Oklahoma Nears the Bottom of Rankings for Kids' Well-Being
Oklahoma children are facing an uphill climb.
The state ranks 44th for kids’ well-being in the latest Annie E. Casey Foundation’s KIDS COUNT report.
Besides ranking 44th overall, Oklahoma is in the bottom 15 for every category considered: 36th for economic security, 40th in health, 44th in family and community, and 46th in health. Oklahoma Institute for Child Advocacy CEO Joe Dorman said the state was climbing, then took a nosedive.
"And a lot of this ties back into the investment in programs and the way that we treat the children under the care of the state with different services, and so we have to have that investment from the legislature if we want to see improvement and see better for kids," Dorman said.
Oklahoma has shown marginal improvement in nine of the 16 indicators, but other states have improved more — and faster.

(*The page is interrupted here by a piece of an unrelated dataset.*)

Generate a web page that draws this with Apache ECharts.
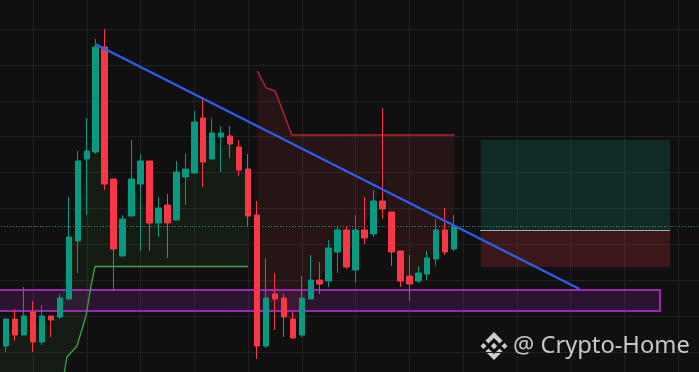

"It didn’t help that we saw cuts in so many of the programs under the Department of Human Services, the Department of Health, the Office of Juvenile Affairs," Dorman said. "The budget cuts that we’ve experienced in recent years do take a toll on these numbers, and it takes awhile to recover from those."
Dorman said if he could focus efforts on one area, it would be measures of family and community, which includes an increase in children in families where the head of household didn’t graduate from high school.
"We’ve got to make sure that we focus on those areas and try and get better educational opportunities and better jobs to those individuals. Children in families where the household head lacks a high school diploma, we’ve got to provide better opportunities through our career techs," Dorman said.
The KIDS COUNT report says New Hampshire children are doing the best, while New Mexico children fare the worst.